Press conference with the laureates of the memorial prize in economic sciences 2009 at the KVA: Elinor Ostrom (Photo credit: Wikipedia) |
Note from YES! Magazine Publisher Fran Korten: On June 12 the world lost a powerful voice for value of collective action. Elinor Ostrom, winner of the Nobel Prize in Economics in 2009, passed away after months of struggle with pancreatic cancer.
Her groundbreaking research documented the conditions under which local people the world over will manage natural resources in an equitable and sustainable manner. Lin was my friend and colleague, and I deeply mourn her loss.
Her perspective is sorely needed now, as delegates gather for the Rio+20 conference in Brazil to negotiate agreements on the best ways to reach a sustainable world. Lin was wary of formulaic solutions that ignore and constrain the capability of local people to act in their own long-term best interest. Government's role, she felt, was to support local capability, not undermine it, as is so often the case.
In the interview that I conducted shortly after she had received the Nobel Prize, I asked her what would be her advice to people in power. "No panaceas!" was her instant response. Large institutions - whether governments or corporations - err in looking for standardized approaches, while local people can tailor their solutions to the unique characteristics of their place. The negotiators at Rio would do well to heed her words.
Elinor Ostrom shared her advice for Rio + 20 with Project Syndicate shortly before her death:
Much is riding on the United Nations Rio+20 summit. Many are billing it as Plan A for Planet Earth and want leaders bound to a single international agreement to protect our life-support system and prevent a global humanitarian crisis. Inaction in Rio would be disastrous, but a single international agreement would be a grave mistake.

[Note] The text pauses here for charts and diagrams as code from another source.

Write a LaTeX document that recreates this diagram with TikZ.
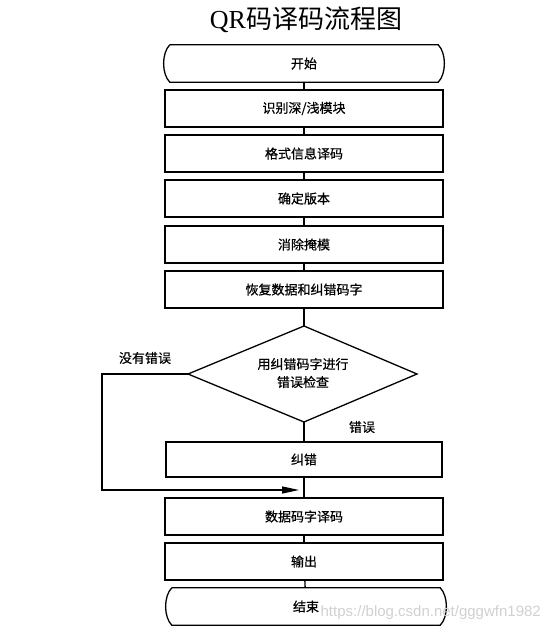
\documentclass[tikz,border=0pt]{standalone}
\usepackage{fontspec}
\setmainfont{Liberation Serif}
\newfontfamily\cjk[FakeBold=0.6]{Noto Sans CJK SC}
\newfontfamily\cjktitle{Noto Sans CJK SC}
\newfontfamily\wmfont{Liberation Sans}
\usetikzlibrary{shapes.geometric,arrows.meta}
\begin{document}
\begin{tikzpicture}[x=1pt,y=-1pt,
  every node/.style={inner sep=0pt},
  flowbox/.style={draw,line width=1.3pt,minimum width=278pt,minimum height=37pt,font=\cjk\fontsize{13}{15}\selectfont},
  termbox/.style={minimum width=268pt,minimum height=37pt,font=\cjk\fontsize{13}{15}\selectfont},
  dectext/.style={align=center,font=\cjk\fontsize{13}{18}\selectfont},
  lbl/.style={font=\cjk\fontsize{13}{15}\selectfont},
  conn/.style={line width=1.3pt}]
\useasboundingbox (0,0) rectangle (545,632);
\fill[white] (0,0) rectangle (545,632);
\node (title) at (306,20) {\fontsize{26}{28}\selectfont QR{\cjktitle 码译码流程图}};
\node[termbox] (s) at (304,63.5) {开始};
\node[flowbox] (b1) at (304,108.5) {识别深/浅模块};
\node[flowbox] (b2) at (304,153.5) {格式信息译码};
\node[flowbox] (b3) at (304,198.5) {确定版本};
\node[flowbox] (b4) at (304,244.5) {消除掩模};
\node[flowbox] (b5) at (304,289.5) {恢复数据和纠错码字};
\node[dectext] (d) at (303,373) {用纠错码字进行\\错误检查};
\coordinate (dt) at (304,326);
\coordinate (db) at (304,422);
\coordinate (dl) at (188,374);
\coordinate (dr) at (417,374);
\draw[line width=1.3pt,line join=miter] (dt) -- (dr) -- (db) -- (dl) -- cycle;
\node[flowbox,minimum width=276pt,minimum height=35pt] (b6) at (304,459.5) {纠错};
\node[flowbox] (b7) at (304,516.5) {数据码字译码};
\node[flowbox] (b8) at (304,561.5) {输出};
\node[termbox] (e) at (306,606.5) {结束};
\draw[line width=1.3pt] (s.north west) -- (s.north east) to[out=-45,in=45,looseness=0.8] (s.south east) -- (s.south west) to[out=135,in=225,looseness=0.8] (s.north west);
\draw[line width=1.3pt] (e.north west) -- (e.north east) to[out=-45,in=45,looseness=0.8] (e.south east) -- (e.south west) to[out=135,in=225,looseness=0.8] (e.north west);
\draw[conn] (s) -- (b1);
\draw[conn] (b1) -- (b2);
\draw[conn] (b2) -- (b3);
\draw[conn] (b3) -- (b4);
\draw[conn] (b4) -- (b5);
\draw[conn] (b5.south) -- (dt);
\draw[conn] (db) -- (b6.north);
\draw[conn] (b6.south) -- (b7.north);
\draw[conn] (b7) -- (b8);
\draw[conn] (b8) -- (e);
\coordinate (lc) at (102,490);
\coordinate (ae) at (299,490);
\draw[conn,-{Triangle[length=17pt,width=7pt]}] (dl) -| (lc) -- (ae);
\node[lbl] (nl) at (145,358) {没有错误};
\node[lbl] (yl) at (362,427) {错误};
\node[font=\wmfont\fontsize{15}{17}\selectfont,text=black!18,anchor=east] (wm) at (541,613) {https://blog.csdn.net/gggwfn1982};
\end{tikzpicture}
\end{document}
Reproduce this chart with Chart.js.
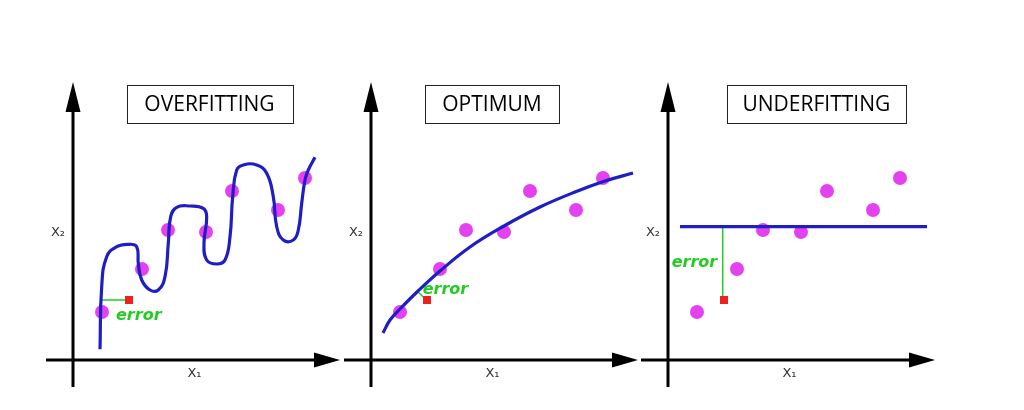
<!DOCTYPE html>
<html>
<head>
<meta charset="utf-8">
<script src="https://cdn.jsdelivr.net/npm/chart.js@4.4.0/dist/chart.umd.min.js"></script>
<style>
  body { margin: 0; background: #fff; width: 1024px; height: 410px; overflow: hidden; }
  canvas { position: absolute; top: 78px; }
</style>
</head>
<body>
<canvas id="c0" width="300" height="315" style="left:46px"></canvas>
<canvas id="c1" width="300" height="315" style="left:344px"></canvas>
<canvas id="c2" width="300" height="315" style="left:641px"></canvas>
<script>
// --- data (same sample points in all three panels) ---
const pointX = [2.9, 6.9, 9.5, 13.3, 15.9, 20.5, 23.2];
const pointY = [4.8, 9.1, 13.0, 12.8, 16.9, 15.0, 18.2];
const testX = [5.6];
const testY = [6.0];

// fitted curves
const overfitX = [2.7, 2.87, 3.37, 4.37, 5.53, 6.37, 6.53, 6.87, 7.7, 8.53, 9.2, 9.53, 9.77, 10.37, 11.7, 13.03, 13.37, 13.1, 13.37, 14.37, 15.2, 15.7, 15.97, 16.37, 17.03, 18.37, 19.37, 20.03, 20.37, 21.03, 22.03, 22.53, 22.87, 23.2, 23.53, 24.2];
const overfitY = [1.07, 7.33, 10.33, 11.33, 11.57, 11.33, 9.67, 8.0, 7.0, 7.0, 8.33, 11.67, 14.33, 15.27, 15.4, 15.17, 14.33, 11.67, 10.0, 9.6, 10.0, 12.33, 16.33, 19.0, 19.5, 19.5, 18.67, 16.33, 13.33, 12.0, 12.0, 13.0, 15.67, 18.0, 19.0, 20.27];
const optimumX = [1.2, 1.9, 2.9, 4.6, 6.9, 9.9, 13.3, 16.9, 20.4, 23.4, 26.2];
const optimumY = [2.7, 4.0, 5.1, 6.8, 8.9, 11.3, 13.4, 15.3, 16.8, 17.9, 18.7];
const underfitX = [1.2, 25.9];
const underfitY = [13.33, 13.33];

// error segments
const errOverX = [2.87, 5.57];
const errOverY = [6.0, 6.0];
const errOptX = [4.63, 5.5];
const errOptY = [6.88, 6.05];
const errUnderX = [5.47, 5.47];
const errUnderY = [13.33, 6.0];

const titles = ['OVERFITTING', 'OPTIMUM', 'UNDERFITTING'];

const BLUE = '#1e1ec4';
const MAGENTA = '#e442ef';
const GREEN = '#22cc22';
const RED = '#ee2020';

const panels = [
  { title: titles[0], cx: overfitX, cy: overfitY, tension: 0.45, ex: errOverX, ey: errOverY, label: [4.3, 4.4], box: [5.37, 21.93] },
  { title: titles[1], cx: optimumX, cy: optimumY, tension: 0.4, ex: errOptX, ey: errOptY, label: [5.17, 7.0], box: [5.4, 18.8] },
  { title: titles[2], cx: underfitX, cy: underfitY, tension: 0, ex: errUnderX, ey: errUnderY, label: [0.37, 9.73], box: [5.87, 23.8] }
];

function toXY(xs, ys) {
  return xs.map((x, i) => ({ x: x, y: ys[i] }));
}

// axes with arrows, title box, labels
const decorPlugin = {
  id: 'decor',
  beforeDatasetsDraw(chart) {
    const ctx = chart.ctx;
    const xs = chart.scales.x, ys = chart.scales.y;
    const ox = xs.getPixelForValue(0), oy = ys.getPixelForValue(0);
    const xEnd = xs.getPixelForValue(26.7), xStart = xs.getPixelForValue(-2.7);
    const yEnd = ys.getPixelForValue(27.8), yStart = ys.getPixelForValue(-2.7);
    ctx.save();
    ctx.strokeStyle = '#000';
    ctx.fillStyle = '#000';
    ctx.lineWidth = 3;
    ctx.beginPath();
    ctx.moveTo(xStart, oy); ctx.lineTo(xEnd - 24, oy);
    ctx.moveTo(ox, yStart); ctx.lineTo(ox, yEnd + 26);
    ctx.stroke();
    // arrow heads
    ctx.beginPath();
    ctx.moveTo(xEnd, oy);
    ctx.lineTo(xEnd - 26, oy - 7.5);
    ctx.lineTo(xEnd - 26, oy + 7.5);
    ctx.closePath();
    ctx.fill();
    ctx.beginPath();
    ctx.moveTo(ox, yEnd);
    ctx.lineTo(ox - 7.5, yEnd + 30);
    ctx.lineTo(ox + 7.5, yEnd + 30);
    ctx.closePath();
    ctx.fill();
    // axis labels
    ctx.fillStyle = '#333';
    ctx.font = '13px "DejaVu Sans"';
    ctx.textAlign = 'center';
    ctx.textBaseline = 'middle';
    ctx.fillText('X\u2082', xs.getPixelForValue(-1.5), ys.getPixelForValue(12.7));
    ctx.fillText('X\u2081', xs.getPixelForValue(12.15), ys.getPixelForValue(-1.35));
    ctx.restore();
  },
  afterDraw(chart, args, opts) {
    const ctx = chart.ctx;
    const xs = chart.scales.x, ys = chart.scales.y;
    const p = opts.panel;
    ctx.save();
    // title box
    const bx0 = xs.getPixelForValue(p.box[0]), bx1 = xs.getPixelForValue(p.box[1]);
    const by0 = ys.getPixelForValue(27.5), by1 = ys.getPixelForValue(23.73);
    ctx.fillStyle = '#fff';
    ctx.fillRect(bx0, by0, bx1 - bx0, by1 - by0);
    ctx.strokeStyle = '#222';
    ctx.lineWidth = 1;
    ctx.strokeRect(Math.round(bx0) + 0.5, Math.round(by0) + 0.5, Math.round(bx1 - bx0), Math.round(by1 - by0));
    ctx.fillStyle = '#000';
    ctx.font = '21px "Open Sans"';
    ctx.textAlign = 'center';
    ctx.textBaseline = 'middle';
    ctx.fillText(p.title, (bx0 + bx1) / 2, (by0 + by1) / 2 + 1);
    // error label
    ctx.fillStyle = GREEN;
    ctx.font = 'italic bold 16px "DejaVu Sans"';
    ctx.textAlign = 'left';
    ctx.fillText('error', xs.getPixelForValue(p.label[0]), ys.getPixelForValue(p.label[1]));
    ctx.restore();
  }
};

panels.forEach((p, i) => {
  new Chart(document.getElementById('c' + i), {
    type: 'scatter',
    data: {
      datasets: [
        {
          data: toXY(p.cx, p.cy),
          showLine: true,
          borderColor: BLUE,
          borderWidth: 3.2,
          pointRadius: 0,
          tension: p.tension,
          order: 0
        },
        {
          data: toXY(testX, testY),
          pointStyle: 'rect',
          pointRadius: 5.7,
          backgroundColor: RED,
          borderWidth: 0,
          order: 1
        },
        {
          data: toXY(pointX, pointY),
          pointRadius: 7,
          backgroundColor: MAGENTA,
          borderWidth: 0,
          order: 2
        },
        {
          data: toXY(p.ex, p.ey),
          showLine: true,
          borderColor: GREEN,
          borderWidth: 1.5,
          pointRadius: 0,
          order: 3
        }
      ]
    },
    options: {
      responsive: false,
      animation: false,
      layout: { padding: 0, autoPadding: false },
      plugins: {
        legend: { display: false },
        tooltip: { enabled: false },
        decor: { panel: p }
      },
      scales: {
        x: { type: 'linear', display: false, min: -2.7, max: 27.3 },
        y: { type: 'linear', display: false, min: -3.3, max: 28.2 }
      }
    },
    plugins: [decorPlugin]
  });
});
</script>
</body>
</html>
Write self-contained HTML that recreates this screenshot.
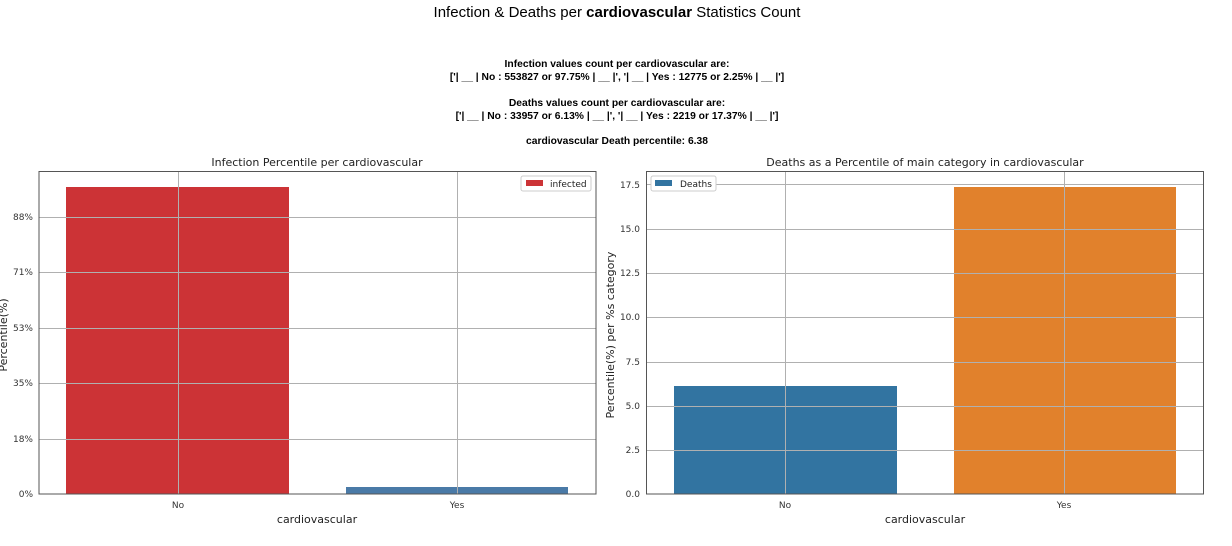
<!DOCTYPE html>
<html><head><meta charset="utf-8"><style>
body{margin:0;background:#fff;}
svg text{font-family:"DejaVu Sans","Liberation Sans",sans-serif;}
.b{font-family:"Liberation Sans",Arial,sans-serif;font-weight:bold;font-size:10.3px;fill:#000}
</style></head><body>
<svg width="1232" height="541" viewBox="0 0 1232 541" xmlns="http://www.w3.org/2000/svg">
<rect width="1232" height="541" fill="#fff"/>
<text x="617" y="17" text-anchor="middle" style="font-family:'Liberation Sans',Arial,sans-serif;font-size:15px">Infection &amp; Deaths per <tspan font-weight="bold">cardiovascular</tspan> Statistics Count</text>
<text class="b" x="617" y="67" text-anchor="middle">Infection values count per cardiovascular are:</text>
<text class="b" x="617" y="80" text-anchor="middle">['| __ | No : 553827 or 97.75% | __ |', '| __ | Yes : 12775 or 2.25% | __ |']</text>
<text class="b" x="617" y="106" text-anchor="middle">Deaths values count per cardiovascular are:</text>
<text class="b" x="617" y="119" text-anchor="middle">['| __ | No : 33957 or 6.13% | __ |', '| __ | Yes : 2219 or 17.37% | __ |']</text>
<text class="b" x="617" y="144" text-anchor="middle">cardiovascular Death percentile: 6.38</text>

<!-- Left chart -->
<text x="317" y="166" text-anchor="middle" font-size="11" fill="#222">Infection Percentile per cardiovascular</text>
<rect x="66" y="187" width="223" height="307" fill="#cc3336"/>
<rect x="346" y="487" width="222" height="7" fill="#4a7aa7"/>
<g stroke="#b0b0b0" stroke-width="1">
<line x1="39" x2="596" y1="217.5" y2="217.5"/><line x1="39" x2="596" y1="272.5" y2="272.5"/>
<line x1="39" x2="596" y1="328.5" y2="328.5"/><line x1="39" x2="596" y1="383.5" y2="383.5"/>
<line x1="39" x2="596" y1="439.5" y2="439.5"/>
<line x1="178.5" x2="178.5" y1="172" y2="494"/><line x1="457.5" x2="457.5" y1="172" y2="494"/>
</g>
<rect x="39" y="171.5" width="557" height="322.5" fill="none" stroke="#555" stroke-width="1"/>
<g font-size="9" fill="#333" text-anchor="end">
<text x="33" y="220">88%</text><text x="33" y="275">71%</text><text x="33" y="331">53%</text>
<text x="33" y="386">35%</text><text x="33" y="442">18%</text><text x="33" y="497">0%</text>
</g>
<g font-size="9" fill="#333" text-anchor="middle"><text x="178" y="508">No</text><text x="457" y="508">Yes</text></g>
<text x="317" y="523" text-anchor="middle" font-size="11" fill="#222">cardiovascular</text>
<text transform="translate(7,335) rotate(-90)" text-anchor="middle" font-size="11" fill="#222">Percentile(%)</text>
<rect x="521" y="176" width="70" height="15" fill="#fff" stroke="#ccc" rx="2"/>
<rect x="526" y="180" width="17" height="6" fill="#cc3336"/>
<text x="550" y="187" font-size="9" fill="#222">infected</text>

<!-- Right chart -->
<text x="925" y="166" text-anchor="middle" font-size="11" fill="#222">Deaths as a Percentile of main category in cardiovascular</text>
<rect x="674" y="386" width="223" height="108" fill="#3274a1"/>
<rect x="954" y="187" width="222" height="307" fill="#e1812c"/>
<g stroke="#b0b0b0" stroke-width="1">
<line x1="646" x2="1204" y1="184.5" y2="184.5"/><line x1="646" x2="1204" y1="229.5" y2="229.5"/>
<line x1="646" x2="1204" y1="273.5" y2="273.5"/><line x1="646" x2="1204" y1="317.5" y2="317.5"/>
<line x1="646" x2="1204" y1="362.5" y2="362.5"/><line x1="646" x2="1204" y1="406.5" y2="406.5"/>
<line x1="646" x2="1204" y1="450.5" y2="450.5"/>
<line x1="785.5" x2="785.5" y1="172" y2="494"/><line x1="1064.5" x2="1064.5" y1="172" y2="494"/>
</g>
<rect x="646.5" y="171.5" width="557" height="322.5" fill="none" stroke="#555" stroke-width="1"/>
<g font-size="9" fill="#333" text-anchor="end">
<text x="640" y="188">17.5</text><text x="640" y="232">15.0</text><text x="640" y="276">12.5</text>
<text x="640" y="320">10.0</text><text x="640" y="365">7.5</text><text x="640" y="409">5.0</text>
<text x="640" y="453">2.5</text><text x="640" y="497">0.0</text>
</g>
<g font-size="9" fill="#333" text-anchor="middle"><text x="785" y="508">No</text><text x="1064" y="508">Yes</text></g>
<text x="925" y="523" text-anchor="middle" font-size="11" fill="#222">cardiovascular</text>
<text transform="translate(614,335) rotate(-90)" text-anchor="middle" font-size="11" fill="#222">Percentile(%) per %s category</text>
<rect x="651" y="176" width="65" height="15" fill="#fff" stroke="#ccc" rx="2"/>
<rect x="655" y="180" width="17" height="6" fill="#3274a1"/>
<text x="680" y="187" font-size="9" fill="#222">Deaths</text>
</svg>
</body></html>
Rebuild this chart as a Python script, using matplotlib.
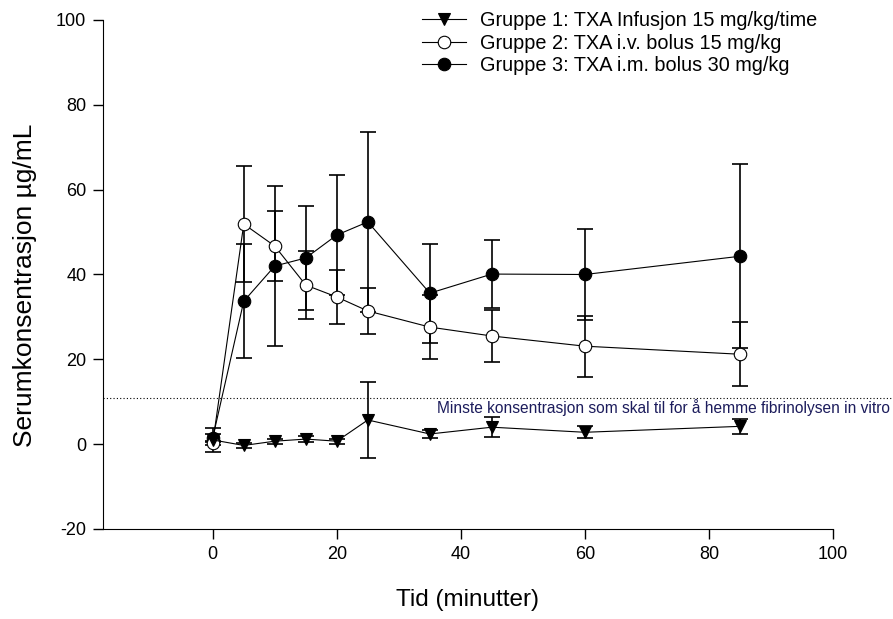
import matplotlib.pyplot as plt

plt.rcParams['font.family'] = ['Liberation Sans', 'DejaVu Sans']
plt.rcParams['axes.unicode_minus'] = False

tid = [0, 5, 10, 15, 20, 25, 35, 45, 60, 85]

g1_mean = [1.0, -0.3, 0.7, 1.2, 0.7, 5.7, 2.4, 4.0, 2.8, 4.2]
g1_sd = [2.8, 0.5, 0.6, 0.8, 0.6, 8.9, 1.0, 2.4, 1.4, 1.8]

g2_mean = [0.3, 51.9, 46.7, 37.5, 34.7, 31.4, 27.6, 25.5, 23.1, 21.2]
g2_sd = [0.5, 13.6, 8.3, 8.0, 6.3, 5.5, 7.6, 6.2, 7.2, 7.5]

g3_mean = [1.5, 33.7, 42.0, 43.9, 49.3, 52.4, 35.6, 40.1, 40.0, 44.3]
g3_sd = [1.0, 13.5, 18.8, 12.2, 14.1, 21.2, 11.7, 8.0, 10.7, 21.7]

labels = ['Gruppe 1: TXA Infusjon 15 mg/kg/time',
          'Gruppe 2: TXA i.v. bolus 15 mg/kg',
          'Gruppe 3: TXA i.m. bolus 30 mg/kg']

min_kons = 10.8

fig = plt.figure(figsize=(8.93, 6.19), dpi=100)
ax = fig.add_axes([0.1153, 0.1454, 0.8175, 0.8223])

for mean, sd, mk, fc, lab in [(g3_mean, g3_sd, 'o', 'black', labels[2]),
                               (g2_mean, g2_sd, 'o', 'white', labels[1]),
                               (g1_mean, g1_sd, 'v', 'black', labels[0])]:
    ax.errorbar(tid, mean, yerr=sd, fmt='none', ecolor='black',
                elinewidth=1.2, capsize=6, capthick=1.2, zorder=2)
    ax.plot(tid, mean, color='black', lw=0.8, marker=mk, markersize=9,
            markerfacecolor=fc, markeredgecolor='black', markeredgewidth=0.8,
            label=lab, zorder=3)

ax.plot([-17.7, 110], [min_kons, min_kons], ls=(0, (1, 2)), color='black',
        lw=0.8, clip_on=False, zorder=1)
ax.text(36.2, min_kons - 0.2, 'Minste konsentrasjon som skal til for å hemme fibrinolysen in vitro',
        fontsize=11.2, color='#1c1c5c', va='top', ha='left')

ax.set_xlim(-17.7, 100)
ax.set_ylim(-20, 100)
ax.set_xticks([0, 20, 40, 60, 80, 100])
ax.set_yticks([-20, 0, 20, 40, 60, 80, 100])
ax.tick_params(labelsize=13, length=7, width=1, pad=5)
ax.spines['top'].set_visible(False)
ax.spines['right'].set_visible(False)
ax.set_xlabel('Tid (minutter)', fontsize=17.5, labelpad=19)
ax.set_ylabel('Serumkonsentrasjon µg/mL', fontsize=19)
ax.yaxis.set_label_coords(-0.09, 0.478)

h, l = ax.get_legend_handles_labels()
ax.legend(h[::-1], l[::-1], loc='upper left', bbox_to_anchor=(0.412, 1.052),
          frameon=False, fontsize=14.3, handlelength=2.25, labelspacing=0.16,
          handletextpad=0.7)

fig.savefig('out.png', dpi=100)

We cannot rely on singular global policies to solve the problem of managing our common resources: the oceans, atmosphere, forests, waterways, and rich diversity of life that combine to create the right conditions for life, including seven billion humans, to thrive.
We have never had to deal with problems of the scale facing today’s globally interconnected society. No one knows for sure what will work, so it is important to build a system that can evolve and adapt rapidly.
Decades of research demonstrate that a variety of overlapping policies at city, subnational, national, and international levels is more likely to succeed than are single, overarching binding agreements. Such an evolutionary approach to policy provides essential safety nets should one or more policies fail.
The good news is that evolutionary policymaking is already happening organically. In the absence of effective national and international legislation to curb greenhouse gases, a growing number of city leaders are acting to protect their citizens and economies.
This is hardly surprising - indeed, it should be encouraged.
Most major cities sit on coasts, straddle rivers, or lie on vulnerable deltas, putting them on the front line of rising sea levels and flooding in the coming decades. Adaptation is a necessity. But, with cities responsible for 70 percent of global greenhouse-gas emissions, mitigation is better.
When it comes to tackling climate change, the United States has produced no federal mandate explicitly requiring or even promoting emissions-reductions targets. But, by May last year, some 30 US states had developed their own climate action plans, and more than 900 US cities have signed up to the US climate-protection agreement.